Sample: Field1 Field2 \"Field Three\" Field
You can do this if the double quotes are always there:
awk -F\" '{print $2}'
Specifically, I am telling awk
that the fields are separated by double quotes, at which point the part you want is readily available as field 2.
If you need to get at subsequent fields, you can split the remainder of the line on spaces and get a new array, say F[]
of fields, like this:
awk -F\" '{split($3,F," ");print $2,F[1],F[2]}' file
Field Three Field4 Field5
assuming your file looks like this:
Field1 Field2 "Field Three" Field4 Field5 Field6
Based on this, in gawk
maybe you can use something like
awk 'BEGIN{FPAT = "([^ ]+)|(\"[^\"]+\")"}{print $3}' input.txt
Output:
"Field Three"
It may need more work to get suited to your needs completely.
I think it needs gawk
4+, https://lists.gnu.org/archive/html/info-gnu/2011-06/msg00013.html
Parsing CSV can be a tricky business.
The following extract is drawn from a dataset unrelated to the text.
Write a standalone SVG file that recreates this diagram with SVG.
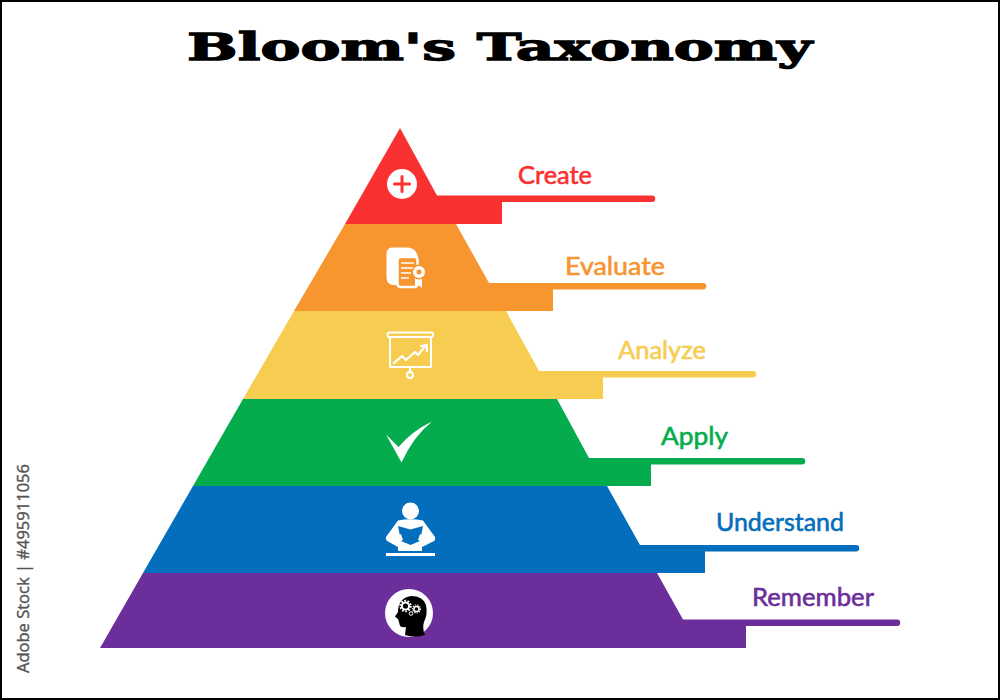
<svg xmlns="http://www.w3.org/2000/svg" width="1000" height="700" viewBox="0 0 1000 700">
<style>
.title{font-family:"DejaVu Serif","Liberation Serif",serif;font-weight:700;font-size:38px;fill:#000;stroke:#000;stroke-width:1.300px}
.lbl{font-family:Lato,"Liberation Sans",sans-serif;font-weight:400;font-size:25px;stroke-width:.6px}
.side{font-family:"Open Sans","Liberation Sans",sans-serif;font-size:17px;fill:#555;stroke:#555;stroke-width:.4px}
.w{fill:#fff}
.ol{fill:none;stroke:#fff;stroke-linecap:round;stroke-linejoin:round}
</style>
<rect x="1" y="1" width="998" height="698" fill="#fff" stroke="#000" stroke-width="2"/>
<text class="title" x="187" y="60" textLength="625" lengthAdjust="spacingAndGlyphs">Bloom's Taxonomy</text>
<text class="side" transform="translate(29 673) rotate(-90)" textLength="209" lengthAdjust="spacingAndGlyphs">Adobe Stock | #495911056</text>

<g id="create">
<path d="M400 128L345 224H502V202H652a3.200 3.200 0 0 0 0-6.500H437Z" fill="#F93131"/>
<circle cx="402" cy="184" r="15" class="w"/>
<path d="M402 176.500V191.500M394.500 184H409.500" fill="none" stroke="#F93131" stroke-width="3" stroke-linecap="round"/>
<text class="lbl" x="518" y="184" textLength="74" lengthAdjust="spacingAndGlyphs" fill="#F93131" stroke="#F93131">Create</text>
</g>

<g id="evaluate">
<path d="M345 224L294 311H553V289.500H703a3 3 0 0 0 0-6.500H489L456 224Z" fill="#F7952F"/>
<path d="M392 247.500H408Q416 248 418 257V268H414V285H394Q386.500 285 386.500 277V254Q386.500 248 392 247.500Z" class="w"/>
<rect x="397.500" y="257" width="20" height="30" rx="3" fill="#F7952F" stroke="#fff" stroke-width="2.500"/>
<path d="M401 263H414M401 268H414M401 273H411M401 278H409" fill="none" stroke="#fff" stroke-width="1.600"/>
<path d="M415 276V288L418.500 285L422 288V276Z" class="w"/>
<circle cx="419" cy="272" r="7.500" fill="#F7952F"/>
<circle cx="419" cy="272" r="6" class="w"/>
<circle cx="419" cy="272" r="2.500" fill="#F7952F"/>
<text class="lbl" x="565" y="275" textLength="100" lengthAdjust="spacingAndGlyphs" fill="#F7952F" stroke="#F7952F">Evaluate</text>
</g>

<g id="analyze">
<path d="M294 311L243 399H603V377.500H753a3 3 0 0 0 0-6.500H539L506 311Z" fill="#F7CD51"/>
<rect x="387.500" y="332.500" width="45.500" height="4.500" rx="2" class="ol" stroke-width="2"/>
<path d="M390 337V367H431V337M410 367V372" class="ol" stroke-width="2"/>
<circle cx="410" cy="375" r="3" class="ol" stroke-width="2"/>
<path d="M394 363L402 356L406 360L415 352L418 355L426 345M421 346L426.500 345L427 351" class="ol" stroke-width="2.200"/>
<text class="lbl" x="618" y="359" textLength="88" lengthAdjust="spacingAndGlyphs" fill="#F7CD51" stroke="#F7CD51">Analyze</text>
</g>

<g id="apply">
<path d="M243 399L193 486H651V464.500H802a3 3 0 0 0 0-6.500H589L557 399Z" fill="#05AC4E"/>
<path d="M386 434.500L398.500 447Q412 431 432 421.500Q413 437 401.500 462.500Z" class="w"/>
<text class="lbl" x="661" y="445" textLength="67" lengthAdjust="spacingAndGlyphs" fill="#05AC4E" stroke="#05AC4E">Apply</text>
</g>

<g id="understand">
<path d="M193 486L143 573H705V551.500H856a3 3 0 0 0 0-6.500H640L607 486Z" fill="#036EBB"/>
<circle cx="410.500" cy="511" r="8.500" class="w"/>
<path d="M398 520.500Q410.500 518 423 520.500L435 537Q436 541 432 542L422 547V551H398V547L389 542Q385 540 386 537Z" class="w"/>
<path d="M398 526L410.500 529.500L423 526L420 541L410.500 545L401 541Z" fill="#036EBB"/>
<path d="M392 539L401 534L403 540L394 544.500ZM429 539L420 534L418 540L427 544.500Z" class="w"/>
<rect x="386" y="553" width="49" height="3" class="w"/>
<text class="lbl" x="716" y="531" textLength="128" lengthAdjust="spacingAndGlyphs" fill="#036EBB" stroke="#036EBB">Understand</text>
</g>

<g id="remember">
<path d="M143 573L100 648H746V626H897a3.200 3.200 0 0 0 0-6.500H683L657 573Z" fill="#6C2E9A"/>
<circle cx="409" cy="613" r="24" class="w"/>
<path d="M411 596Q423 596 426 605Q428 614 424 622Q422 628 425 635Q414 638 405 635L406 627Q400 628 399.500 624Q399 621 398 619L395 616.500L398 612Q398 598 411 596Z" fill="#000"/>
<circle cx="405.500" cy="606" r="3.600" fill="none" stroke="#fff" stroke-width="2"/>
<circle cx="405.500" cy="606" r="5.300" fill="none" stroke="#fff" stroke-width="1.800" stroke-dasharray="1.800 1.500"/>
<circle cx="416.500" cy="609" r="2.600" fill="none" stroke="#fff" stroke-width="1.500"/>
<circle cx="416.500" cy="609" r="4" fill="none" stroke="#fff" stroke-width="1.200" stroke-dasharray="1.200 1.200"/>
<circle cx="411" cy="613.500" r="1.800" fill="none" stroke="#fff" stroke-width="1"/>
<text class="lbl" x="752" y="606" textLength="122" lengthAdjust="spacingAndGlyphs" fill="#6C2E9A" stroke="#6C2E9A">Remember</text>
</g>
</svg>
I like to use a language with a proper CSV parsing module. For example with ruby, parsing the given line, using space as the column separator, and default double quotes quoting character:
ruby -rcsv -ne 'row = CSV.parse_line($_, {:col_sep=>" "}); puts row[2]' <<END
Field1 Field2 "Field Three" Field4
END
Field Three
Mark Setchell's answer is good, although it will not work if you don't know in advance how many embedded quotes you have (and it doesn't split on spaces anymore).
I hacked this together (obviously it can be improved):
gawk -v FIELD=2 '{ a=$ FIELD; if (substr(a, 0, 1) == "\"") { gsub(/^\"/, "", a); s=a; for (i = FIELD + 1; i <= NF; i++) { a=$ i; nbSub=gsub(/\"$/, "", a); s = s " " a; if (nbSub > 0) { break } } print(s) } }' <<<'allo "hello world" bar'
I would recommend using something else than gawk for this (maybe look into parsing the fields with your shell's IFS variable?).
Addendum: As I said above, this is not really the right tool for the job. For example, you can specify the first field with the -v FIELD=, but it counts fields based on AWK's separator (the embedded spaces are still counted).